Whereas this could be seen as a sensible way of making money, the reality is that some 15 of the countries who have paid for the training have been reviewed by the British authorities for violations of human rights, raising the question as to just how serious the British are when it comes to human rights, and why they would agree to train such countries?

This is a difficult situation in that the opposition parties in Parliament have raised the question. The campaigning organisation at the centre of the current story, Campaign Against Arms Trade (CAAT), has tried through the courts to bring into force a more coherent British ethical foreign policy. But that has not happened so far and the Minister of Defence considers that its relationships, particularly with certain Gulf monarchies, is very strong and important to Britain and, therefore, it is basically giving them a green card to go ahead and do what they want.

Jonathan Fryer, Author and Lecturer

Media spokesman for Campaign Against Arms Trade (CAAT), Andrew Smith, was quoted as saying that the act raises a very serious question for the British government asking why they are so readily willing to support countries that apply repressive laws and have been accused of torture, or have a known history of human rights violations.

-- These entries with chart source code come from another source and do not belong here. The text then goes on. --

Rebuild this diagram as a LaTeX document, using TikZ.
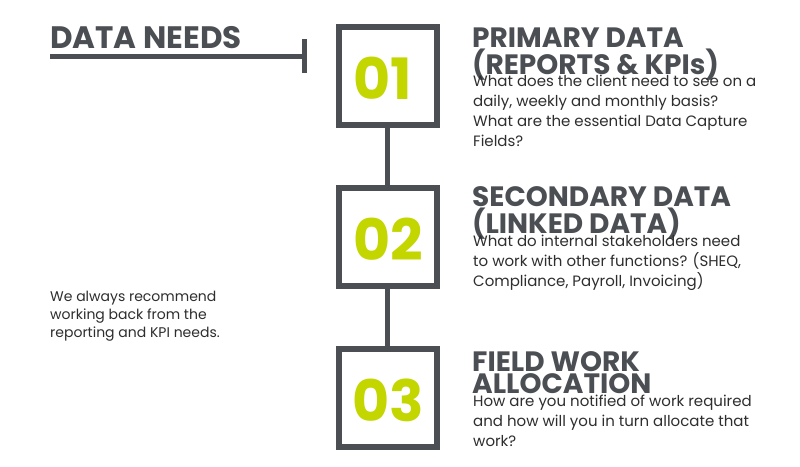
\documentclass[tikz,border=0pt]{standalone}
\usepackage{fontspec}
\setmainfont{Poppins}
\newfontfamily\headfont{Poppins}[UprightFont=* Bold]
\usetikzlibrary{positioning}
\definecolor{dgrey}{HTML}{4B4E53}
\definecolor{lime}{HTML}{C4D600}
\definecolor{btext}{HTML}{2E2E2E}
\tikzset{
  numbox/.style={draw=dgrey, line width=6pt, fill=white, minimum width=98pt, minimum height=98pt, inner sep=0pt},
  conn/.style={draw=dgrey, line width=5pt},
  numtext/.style={text=lime, font=\headfont\fontsize{57}{57}\selectfont, inner sep=0pt, anchor=base},
  headtext/.style={text=dgrey, font=\headfont\fontsize{28}{21.5}\selectfont, align=left, inner sep=0pt, anchor=base west},
  bodytext/.style={text=btext, font=\fontsize{15}{20}\selectfont, align=left, inner sep=0pt, anchor=base west},
}
\begin{document}
\begin{tikzpicture}[x=1pt,y=-1pt]
\useasboundingbox[fill=white] (0,0) rectangle (800,466);
% title
\node[headtext, font=\headfont\fontsize{31}{31}\selectfont] (title) at (50,48) {DATA NEEDS};
\coordinate (ul0) at (50,56);
\coordinate (ul1) at (304.5,56);
\coordinate (tk0) at (304.5,39);
\coordinate (tk1) at (304.5,73);
\draw[conn] (ul0) -- (ul1);
\draw[conn] (tk0) -- (tk1);
% boxes
\node[numbox] (b1) at (388,76) {};
\node[numbox] (b2) at (388,236.5) {};
\node[numbox] (b3) at (388,398) {};
\draw[conn] ([xshift=-0.5pt]b1.south) -- ([xshift=-0.5pt]b2.north);
\draw[conn] ([xshift=-0.5pt]b2.south) -- ([xshift=-0.5pt]b3.north);
\node[numtext] (n1) at (383,99) {01};
\node[numtext] (n2) at (388,260) {02};
\node[numtext] (n3) at (388,421) {03};
% headings (anchor base = last line baseline)
\node[headtext] (h1) at (472,74) {PRIMARY DATA\\(REPORTS \& KPIs)};
\node[bodytext] (t1) at (473,146) {What does the client need to see on a\\daily, weekly and monthly basis?\\What are the essential Data Capture\\Fields?};
\node[headtext] (h2) at (472,233) {SECONDARY DATA\\(LINKED DATA)};
\node[bodytext] (t2) at (473,286) {What do internal stakeholders need\\to work with other functions? (SHEQ,\\Compliance, Payroll, Invoicing)};
\node[headtext] (h3) at (472,393) {FIELD WORK\\ALLOCATION};
\node[bodytext] (t3) at (473,446) {How are you notified of work required\\and how will you in turn allocate that\\work?};
\node[bodytext, font=\fontsize{14}{18}\selectfont] (side) at (50,337) {We always recommend\\working back from the\\reporting and KPI needs.};
\end{tikzpicture}
\end{document}
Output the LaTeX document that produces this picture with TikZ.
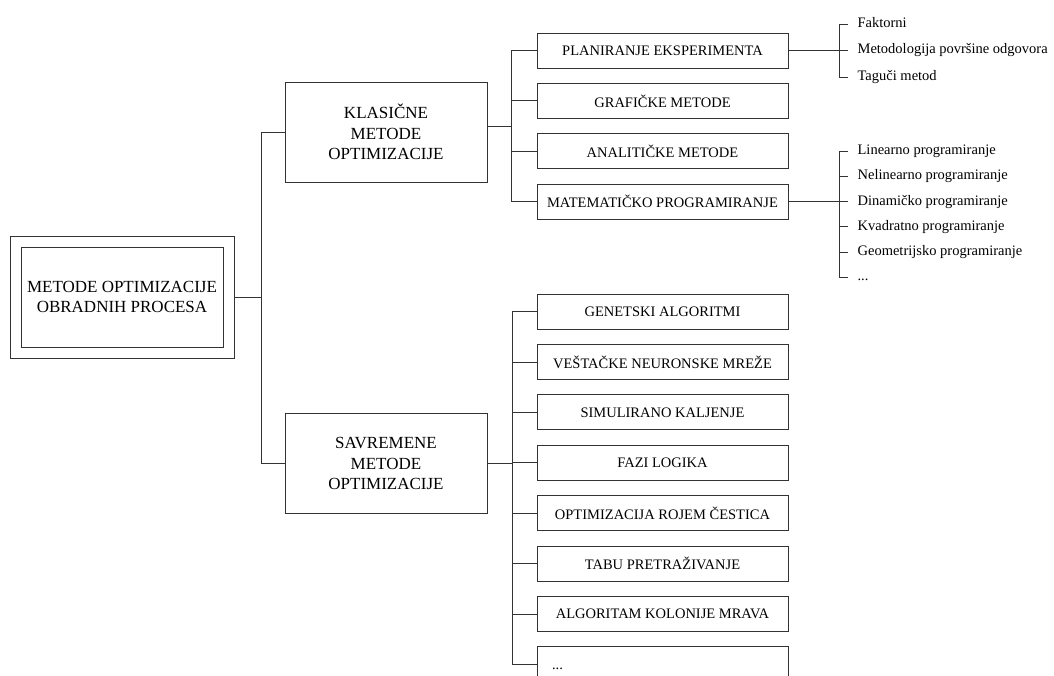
\documentclass[tikz,border=0pt]{standalone}
\usepackage{fontspec}
\setmainfont{Liberation Serif}
\usetikzlibrary{positioning, fit}

\begin{document}
\begin{tikzpicture}[
    x=1pt, y=-1pt,
    node distance=14.6pt and 69pt,
    conn/.style={draw=black!80, line width=0.8pt},
    rootbox/.style={conn, minimum width=202pt, minimum height=100pt, align=center, font=\fontsize{17}{20.5}\selectfont},
    groupbox/.style={conn, minimum width=202pt, minimum height=100pt, align=center, font=\fontsize{17}{20.5}\selectfont},
    leaf/.style={conn, minimum width=251pt, minimum height=35pt, inner xsep=2pt, align=center, font=\fontsize{14.5}{17}\selectfont},
    item/.style={anchor=west, inner sep=0pt, text height=10pt, text depth=3pt, font=\fontsize{14.5}{17}\selectfont}
]
    \useasboundingbox (0,0) rectangle (1054,676);

    % Root with double frame
    \node[rootbox] (root) at (122,297) {METODE OPTIMIZACIJE\\OBRADNIH PROCESA};
    \node[conn, fit=(root), inner sep=10.5pt] (frame) {};

    % Two main groups
    \node[groupbox] (kls) at (386,132) {KLASIČNE\\METODE\\OPTIMIZACIJE};
    \node[groupbox] (sav) at (386,463.5) {SAVREMENE\\METODE\\OPTIMIZACIJE};

    % Classic methods
    \node[leaf] (plan) at (662.5,50.5) {PLANIRANJE EKSPERIMENTA};
    \node[leaf, below=of plan] (graf) {GRAFIČKE METODE};
    \node[leaf, below=of graf] (anal) {ANALITIČKE METODE};
    \node[leaf, below=of anal] (mat) {MATEMATIČKO PROGRAMIRANJE};

    % Modern methods
    \node[leaf] (gen) at (662.5,311.5) {GENETSKI ALGORITMI};
    \node[leaf, below=of gen] (neur) {VEŠTAČKE NEURONSKE MREŽE};
    \node[leaf, below=of neur] (kal) {SIMULIRANO KALJENJE};
    \node[leaf, below=of kal] (fazi) {FAZI LOGIKA};
    \node[leaf, below=of fazi] (roj) {OPTIMIZACIJA ROJEM ČESTICA};
    \node[leaf, below=of roj] (tabu) {TABU PRETRAŽIVANJE};
    \node[leaf, below=of tabu] (mrav) {ALGORITAM KOLONIJE MRAVA};
    \node[leaf, below=of mrav, text width=221pt, inner xsep=15pt, align=left] (more) {\smash{\raisebox{-5pt}{...}}};

    % Experiment design list
    \node[item, right=of plan] (metod) {Metodologija površine odgovora};
    \node[item] (fakt) at ([yshift=26.5pt]metod.west) {Faktorni};
    \node[item] (tag) at ([yshift=-26.5pt]metod.west) {Taguči metod};

    % Mathematical programming list
    \node[item, right=of mat] (din) {Dinamičko programiranje};
    \node[item] (lin) at ([yshift=50.4pt]din.west) {Linearno programiranje};
    \node[item] (nel) at ([yshift=25.2pt]din.west) {Nelinearno programiranje};
    \node[item] (kva) at ([yshift=-25.2pt]din.west) {Kvadratno programiranje};
    \node[item] (geo) at ([yshift=-50.4pt]din.west) {Geometrijsko programiranje};
    \node[item] (etc) at ([yshift=-75.6pt]din.west) {...};

    % Bus points
    \coordinate (trunk) at ([xshift=27pt]frame.east);
    \coordinate (kbus) at ([xshift=24pt,yshift=6pt]kls.east);
    \coordinate (sbus) at ([xshift=25pt]sav.east);
    \coordinate (pbr) at ([xshift=51pt]plan.east);
    \coordinate (mbr) at ([xshift=51pt]mat.east);

    % Trunk
    \draw[conn] (frame.east) -- (trunk);
    \draw[conn] (trunk |- kls.west) -- (trunk |- sav.west);
    \draw[conn] (trunk |- kls.west) -- (kls.west);
    \draw[conn] (trunk |- sav.west) -- (sav.west);

    % Classic branch
    \draw[conn] (kls.east |- kbus) -- (kbus);
    \draw[conn] (kbus |- plan.west) -- (kbus |- mat.west);
    \draw[conn] (kbus |- plan.west) -- (plan.west);
    \draw[conn] (kbus |- graf.west) -- (graf.west);
    \draw[conn] (kbus |- anal.west) -- (anal.west);
    \draw[conn] (kbus |- mat.west) -- (mat.west);

    % Modern branch
    \draw[conn] (sav.east) -- (sbus);
    \draw[conn] (sbus |- gen.west) -- (sbus |- more.west);
    \draw[conn] (sbus |- gen.west) -- (gen.west);
    \draw[conn] (sbus |- neur.west) -- (neur.west);
    \draw[conn] (sbus |- kal.west) -- (kal.west);
    \draw[conn] (sbus |- fazi.west) -- (fazi.west);
    \draw[conn] (sbus |- roj.west) -- (roj.west);
    \draw[conn] (sbus |- tabu.west) -- (tabu.west);
    \draw[conn] (sbus |- mrav.west) -- (mrav.west);
    \draw[conn] (sbus |- more.west) -- (more.west);

    % Brackets of the lists
    \draw[conn] (plan.east) -- ([xshift=-9pt]metod.west);
    \draw[conn] (pbr |- fakt.west) -- (pbr |- tag.west);
    \draw[conn] (pbr |- fakt.west) -- ([xshift=-9pt]fakt.west);
    \draw[conn] (pbr |- tag.west) -- ([xshift=-9pt]tag.west);

    \draw[conn] (mat.east) -- ([xshift=-9pt]din.west);
    \draw[conn] (mbr |- lin.west) -- (mbr |- etc.west);
    \draw[conn] (mbr |- lin.west) -- ([xshift=-9pt]lin.west);
    \draw[conn] (mbr |- nel.west) -- ([xshift=-9pt]nel.west);
    \draw[conn] (mbr |- kva.west) -- ([xshift=-9pt]kva.west);
    \draw[conn] (mbr |- geo.west) -- ([xshift=-9pt]geo.west);
    \draw[conn] (mbr |- etc.west) -- ([xshift=-9pt]etc.west);
\end{tikzpicture}
\end{document}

British government downplayed allegations

Yet the British government and military complex downplayed the allegations, stating that such cooperation was merely part of the statecraft designed to improve international diplomatic relations, claiming that all decisions are made on a country by country basis.

With the UK on its knees financially from the impact of Brexit and the COVID-19 pandemic, it seems that when it comes to income, one can turn a blind eye to certain events, as every little bit helps when it comes to earning money.

When the former British Prime Minister Theresa May, traveled to the Persian Gulf, to meet the leaders of Bahrain, the sole intention of the visit was to represent and sell British made weapons to the island, a strategy that is emulated today with other such nations in the West Asia region.

With Saudi Arabia also a loyal customer of Britain when it comes to the arms trade, it seems that money flowing in from the arms trade to Britain is enough to divert attention away from the repressive regimes that they sell to.

In fact the Saudi led war on Yemen is a prime example of such oppression, with Saudi bombs killing over 100,000 people in the country, making up nearly half of the 233,000 people who have lost their lives as a direct or indirect result of the war on Yemen.

British culpability

With the supply of arms knowingly being sold to the Saudis to perform such actions are then the British not an accomplice to the crimes being committed by Riyadh, and if so, should the UK not be sanctioned for its role in the deaths of so many innocent civilians?

Well certainly there's been concern expressed about British training for sniper forces in Bahrain, given the efforts of the Bahrain defence force against the Shia majority population in certain situations. And then, of course, British support through the arms trade for the Saudi led Coalition's efforts in the war in Yemen since 2015. So this is something which is certainly full of contradictions. And, again, the opposition parties in Parliament have raised these questions, would like to see the policies changed, but at the moment, there is no chance of that happening so long as Boris Johnson and his conservative ministers are in power.

Jonathan Fryer, Author and Lecturer

Yet the truth of the matter is that Britain itself is guilty of human rights abuses and has been demonstrated throughout time with atrocious allegations being made against British soldiers in Iraq and Afghanistan, and of course a lot closer to home in the treatment of the people of the North of Ireland during the troubles, which saw British soldiers committing acts that will long remain in the memories of the victims, hence proving that Britain has no moral values when it comes to certain issues.